TEMPO.CO, Jakarta - Komisi Pemberantasan Korupsi (KPK) tak menduga pemerintah dan Dewan Perwakilan Rakyat memaksakan pembahasan revisi Undang-undang Nomor 30 Tahun 2002 pada akhir tahun ini. Pelaksana tugas Wakil Ketua KPK Indriyanto Seno Adji mengatakan, sebenarnya sudah ada komitmen KPK dengan pemerintah bahwa pembahasan revisi akan dilakukan tahun depan.
"Mengingat tahun ini bukan waktu yang tepat dan tidak kondusif," ujar Indriyanto melalui pesan pendek, Selasa, 1 Desember 2015.
Menurut dia, pemerintah juga berjanji perubahan pasal tetap mengacu pada draf usulan yang telah disiapkan KPK. "Intinya dari KPK. Sudah menjadi komitmen Presiden bahwa UU KPK yang sudah ada tetap dipertahankan eksistensi dan kewenangannya. Sedangkan revisi hanya dalam rangka penguatan saja."
Ada empat poin yang disiapkan KPK untuk dimasukkan saat pembahasan revisi dengan Badan Legislasi DPR. Pertama, adanya Dewan Pengawas, di luar struktur lembaga KPK. Kedua, kewenangan pengangkatan penyelidik/penyidik internal.

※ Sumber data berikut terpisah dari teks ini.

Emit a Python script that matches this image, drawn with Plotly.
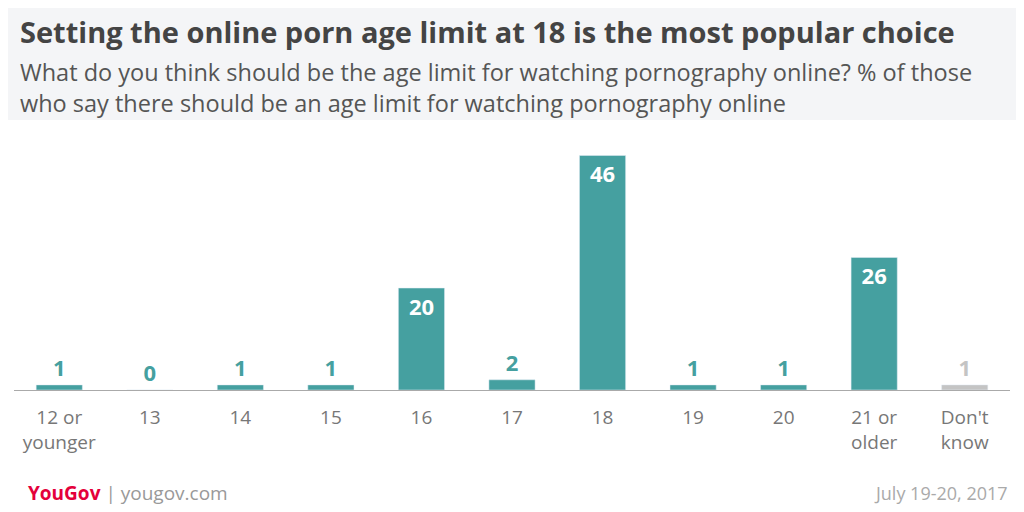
import plotly.graph_objects as go

categories = ["12 or<br>younger", "13", "14", "15", "16", "17", "18", "19", "20", "21 or<br>older", "Don't<br>know"]
values = [1, 0, 1, 1, 20, 2, 46, 1, 1, 26, 1]

teal = "#45a0a0"
grey = "#c4c4c4"
bar_colors = [teal] * 10 + [grey]
positions = ["inside" if v >= 10 else "outside" for v in values]
text_colors = ["white" if v >= 10 else teal for v in values[:-1]] + [grey]

# page body has an 8px margin, so the figure is shifted up-left by that amount
fig = go.Figure()
fig.add_trace(go.Bar(
    x=categories, y=values, marker_color=bar_colors,
    text=["<b>%d</b>" % v for v in values], textposition=positions,
    insidetextanchor="end", cliponaxis=False,
    textfont=dict(family="Open Sans", size=22, color=text_colors),
))

fig.add_shape(type="rect", xref="paper", yref="paper", x0=-0.02, x1=1.03, y0=1.0 + 10 / 260, y1=1.0 + 122 / 260,
              fillcolor="#f4f5f7", line_width=0, layer="below")

fig.update_layout(
    width=1024, height=512,
    margin=dict(l=6, r=22, t=122, b=130),
    paper_bgcolor="white", plot_bgcolor="white",
    bargap=0.49, showlegend=False,
    font=dict(family="Open Sans", color="#555"),
    xaxis=dict(tickfont=dict(size=19, color="#777"), showline=True, linecolor="#aaa", linewidth=1,
               ticks="", ticklabelstandoff=10, fixedrange=True),
    yaxis=dict(range=[0, 51], visible=False),
)

fig.add_annotation(text="<b>Setting the online porn age limit at 18 is the most popular choice</b>",
                   xref="paper", yref="paper", x=0, y=1 + 99 / 260, xanchor="left", yanchor="middle",
                   showarrow=False, font=dict(size=29, color="#444"), xshift=4)
fig.add_annotation(text="What do you think should be the age limit for watching pornography online? % of those<br>who say there should be an age limit for watching pornography online",
                   xref="paper", yref="paper", x=0, y=1 + 42 / 260, xanchor="left", yanchor="middle", align="left",
                   showarrow=False, font=dict(size=23.5, color="#555"), xshift=4)
fig.add_annotation(text="<b><span style='color:#e4003b'>YouGov</span></b> <span style='color:#999'>| yougov.com</span>",
                   xref="paper", yref="paper", x=0, y=-103 / 260, xanchor="left", yanchor="middle",
                   showarrow=False, font=dict(size=19), xshift=12)
fig.add_annotation(text="July 19-20, 2017", xref="paper", yref="paper", x=1, y=-103 / 260,
                   xanchor="right", yanchor="middle", showarrow=False, font=dict(size=18, color="#aaa"))

fig.write_html("out.html")
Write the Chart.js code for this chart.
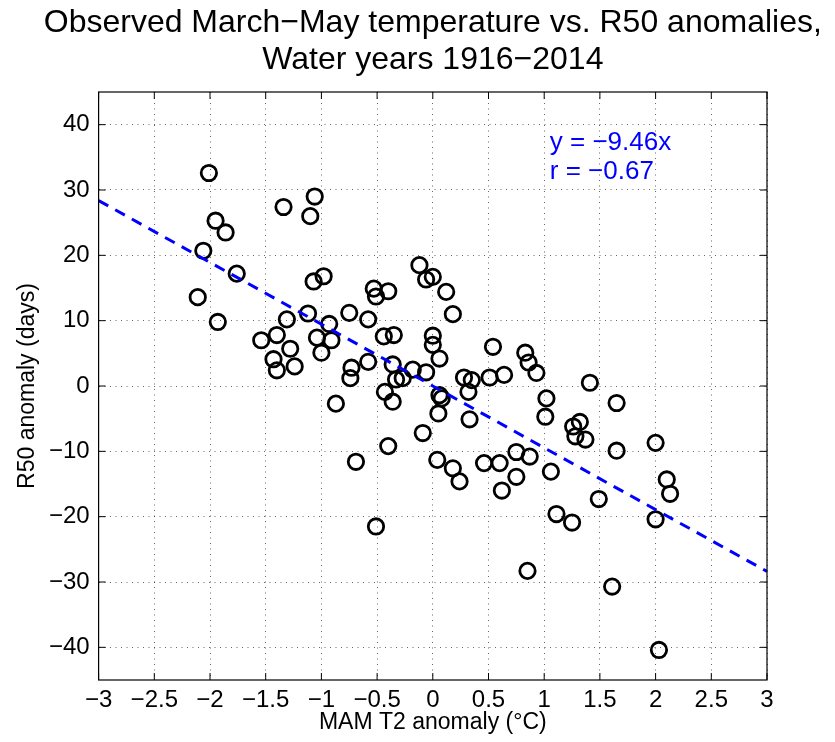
<!DOCTYPE html>
<html><head><meta charset="utf-8">
<script src="https://cdn.jsdelivr.net/npm/chart.js@4/dist/chart.umd.min.js"></script>
<style>html,body{margin:0;padding:0;background:#fff;}canvas{display:block;}</style>
</head><body>
<canvas id="c" width="835" height="742"></canvas>
<script>
// ---- text ----
const titleLines = ['Observed March\u2212May temperature vs. R50 anomalies,', 'Water years 1916\u22122014'];
const xAxisTitle = 'MAM T2 anomaly (\u00B0C)';
const yAxisTitle = 'R50 anomaly (days)';
const fitLabels = ['y = \u22129.46x', 'r = \u22120.67'];

// ---- tick values ----
const xTickValues = [-3, -2.5, -2, -1.5, -1, -0.5, 0, 0.5, 1, 1.5, 2, 2.5, 3];
const yTickValues = [-40, -30, -20, -10, 0, 10, 20, 30, 40];

// ---- data: MAM T2 anomaly (°C) and R50 anomaly (days) ----
const tAnomaly = [
  -2.01, -1.34, -1.06, -1.10, -1.95, -1.86, -2.06, -1.76, -1.07, -0.98,
  -2.11, -1.93, -0.53, -0.51, -0.40, -0.12, -0.06, 0.00, 0.12, 0.18,
  -1.31, -1.12, -0.93, -0.75, -0.58, -1.54, -1.40, -1.28, -1.43, -1.40,
  -1.24, -1.04, -0.91, -1.00, -0.44, -0.35, 0.00, 0.00, 0.06, -0.58,
  -0.73, -0.74, -0.36, -0.18, -0.33, -0.27, -0.06, -0.43, -0.36, -0.87,
  0.06, 0.08, 0.05, 0.28, 0.35, 0.51, 0.64, 0.32, 0.33, -0.09,
  -0.40, 0.54, 0.83, 0.86, 0.93, 1.41, 1.02, 1.01, 1.32, 1.26,
  1.28, 1.37, 1.65, 1.65, 2.00, 2.10, 2.13, 1.49, 2.00, 1.25,
  -0.69, 0.04, 0.18, 0.24, 0.46, 0.60, 0.62, 0.75, 0.87, 0.75,
  1.06, 1.11, -0.51, 0.85, 1.61, 2.03
];
const r50Anomaly = [
  32.6, 27.4, 29.0, 26.0, 25.3, 23.5, 20.7, 17.2, 16.0, 16.8,
  13.6, 9.8, 14.9, 13.7, 14.5, 18.5, 16.3, 16.7, 14.4, 11.0,
  10.2, 11.1, 9.5, 11.2, 10.2, 7.0, 7.8, 5.7, 4.1, 2.4,
  3.0, 7.4, 7.0, 5.1, 7.6, 7.8, 7.7, 6.3, 4.2, 3.7,
  2.8, 1.2, 3.3, 2.5, 1.0, 1.2, 2.1, -0.9, -2.4, -2.7,
  -1.4, -1.9, -4.2, 1.3, 0.9, 1.3, 1.7, -0.9, -5.1, -7.2,
  -9.2, 6.0, 5.1, 3.6, 2.0, 0.5, -1.9, -4.7, -5.5, -6.2,
  -7.7, -8.2, -2.6, -9.9, -8.7, -14.3, -16.5, -17.3, -20.4, -20.9,
  -11.6, -11.3, -12.6, -14.6, -11.8, -11.8, -16.0, -10.1, -10.8, -13.9,
  -13.1, -19.6, -21.5, -28.3, -30.7, -40.4
];

// ---- regression fit ----
const fitSlope = -9.46;
const fitXRange = [-3, 3];

// ---- layout / style (not data) ----
const FONT = "'Liberation Sans', Arial, Helvetica, sans-serif";
const fitLabelAnchor = { x: 1.05, y: [36.1, 31.7] };

const scatterPoints = tAnomaly.map((x, i) => ({ x: x, y: r50Anomaly[i] }));
const fitLine = fitXRange.map(x => ({ x: x, y: fitSlope * x }));

const fmt = v => (v < 0 ? '\u2212' + Math.abs(v) : String(v));

const framePlugin = {
  id: 'frame',
  afterDatasetsDraw(chart) {
    const { ctx, chartArea: a, scales } = chart;
    ctx.save();
    ctx.strokeStyle = '#000';
    ctx.lineWidth = 1.2;
    ctx.strokeRect(a.left, a.top, a.right - a.left, a.bottom - a.top);
    const tl = 7;
    ctx.lineWidth = 1;
    ctx.beginPath();
    xTickValues.forEach(v => {
      const px = scales.x.getPixelForValue(v);
      ctx.moveTo(px, a.bottom); ctx.lineTo(px, a.bottom - tl);
      ctx.moveTo(px, a.top); ctx.lineTo(px, a.top + tl);
    });
    yTickValues.forEach(v => {
      const py = scales.y.getPixelForValue(v);
      ctx.moveTo(a.left, py); ctx.lineTo(a.left + tl, py);
      ctx.moveTo(a.right, py); ctx.lineTo(a.right - tl, py);
    });
    ctx.stroke();
    ctx.restore();
  },
  afterDraw(chart) {
    const { ctx, chartArea: a, scales } = chart;
    ctx.save();
    // title
    ctx.fillStyle = '#000';
    ctx.font = '32px ' + FONT;
    ctx.textAlign = 'center';
    ctx.textBaseline = 'alphabetic';
    const cx = (a.left + a.right) / 2;
    ctx.fillText(titleLines[0], cx, 32);
    ctx.fillText(titleLines[1], cx, 69);
    // fit labels
    ctx.fillStyle = '#0000ff';
    ctx.font = '26px ' + FONT;
    ctx.textAlign = 'left';
    fitLabels.forEach((t, i) => {
      ctx.fillText(t, scales.x.getPixelForValue(fitLabelAnchor.x), scales.y.getPixelForValue(fitLabelAnchor.y[i]));
    });
    ctx.restore();
  }
};

const gridCommon = { color: 'rgba(0,0,0,0.6)', lineWidth: 1, drawTicks: false };

new Chart(document.getElementById('c'), {
  type: 'scatter',
  data: {
    datasets: [
      {
        label: 'obs',
        data: scatterPoints,
        pointStyle: 'circle',
        pointRadius: 7.7,
        pointHoverRadius: 7.7,
        borderWidth: 2.8,
        borderColor: '#000',
        backgroundColor: 'rgba(0,0,0,0)',
        order: 2
      },
      {
        type: 'line',
        label: 'fit',
        data: fitLine,
        borderColor: '#0000ff',
        borderWidth: 3,
        borderDash: [11, 8],
        pointRadius: 0,
        fill: false,
        order: 1
      }
    ]
  },
  options: {
    responsive: false,
    animation: false,
    layout: { padding: { top: 92, right: 68, bottom: 0, left: 0 } },
    plugins: { legend: { display: false }, tooltip: { enabled: false }, title: { display: false } },
    scales: {
      x: {
        type: 'linear', min: -3, max: 3,
        afterBuildTicks: s => { s.ticks = xTickValues.map(v => ({ value: v })); },
        afterFit: s => { s.height = 62; },
        grid: gridCommon,
        border: { display: false, dash: [1, 4.5] },
        ticks: { color: '#000', font: { family: FONT, size: 24 }, padding: 6, maxRotation: 0, autoSkip: false, callback: v => fmt(v) },
        title: { display: true, text: xAxisTitle, color: '#000', font: { family: FONT, size: 23 }, padding: { top: 0, bottom: 6 } }
      },
      y: {
        type: 'linear', min: -45, max: 45,
        afterBuildTicks: s => { s.ticks = yTickValues.map(v => ({ value: v })); },
        afterFit: s => { s.width = 98.6; },
        grid: gridCommon,
        border: { display: false, dash: [1, 4.5] },
        ticks: { color: '#000', font: { family: FONT, size: 24 }, padding: 9, autoSkip: false, callback: v => fmt(v) },
        title: { display: true, text: yAxisTitle, color: '#000', font: { family: FONT, size: 23 }, padding: { top: 14, bottom: 0 } }
      }
    }
  },
  plugins: [framePlugin]
});
</script>
</body></html>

Ketiga, penghentian penyidikan/penuntutan atas pertimbangan Dewan Pengawas. "Eksepsional sifatnya, hanya untuk alasan medis yang sudah unfit to stand trial, misalnya stroke permanen, juga meninggal dunia saat berstatus tersangka atau terdakwa," ujarnya.
Keempat, mempertegas kewenangan penyadapan dengan basis Legal by Regulated, sebagai amanat pelaksanaan putusan Mahkamah Konstitusi. "Intinya ini menciptakan 'penguatan' kelembagaan KPK," kata Indriyanto.
Namun kalau dalam perjalanan pembahasan ternyata ada penyimpangan dari empat poin itu, dia menegaskan pemerintah dan KPK sepakat untuk mundur. "Itu yang jadi komitmen kami dan pemerintah. Bahkan ini juga pendapat Presiden yang disampaikan kepada pimpinan KPK."
Revisi Undang-undang KPK sempat mencuat awal Oktober lalu. Saat itu, DPR mengusulkan merevisi beberapa pasal yang dianggap melemahkan KPK. Sebulan kemudian, revisi tersebut muncul lagi yang ditengarai sebagai barter pemerintah yang diwakili Menteri Hukum dan Hak Asasi Manusia Yasonna Laoly untuk meloloskan pembahasan Rancangan Undang-undang Pengampunan Pajak.
Adapun pasal-pasal usulan DPR saat itu, yakni KPK lebih difungsikan untuk pencegahan, bukan pemberantasan korupsi. Kedua, masa tugas KPK dibatasi 12 tahun sejak aturan ini diundang-undangkan. Ketiga, KPK hanya bisa menangani kasus korupsi dengan nilai kerugian minimal Rp 50 miliar. Keempat, mengangkat empat orang dewan eksekutif yang bertugas sebagai pelaksana harian pimpinan KPK.
Kelima, menghapus kewenangan penuntutan. Keenam, penyelidik KPK harus atas usulan kepolisian dan kejaksaan. Ketujuh, penyadapan harus seizin ketua pengadilan negeri. Kedelapan, KPK diberi kewenangan mengeluarkan surat perintah penghentian penyidikan (SP3). Dalam undang-undang saat ini, KPK tak boleh mengeluarkan SP3.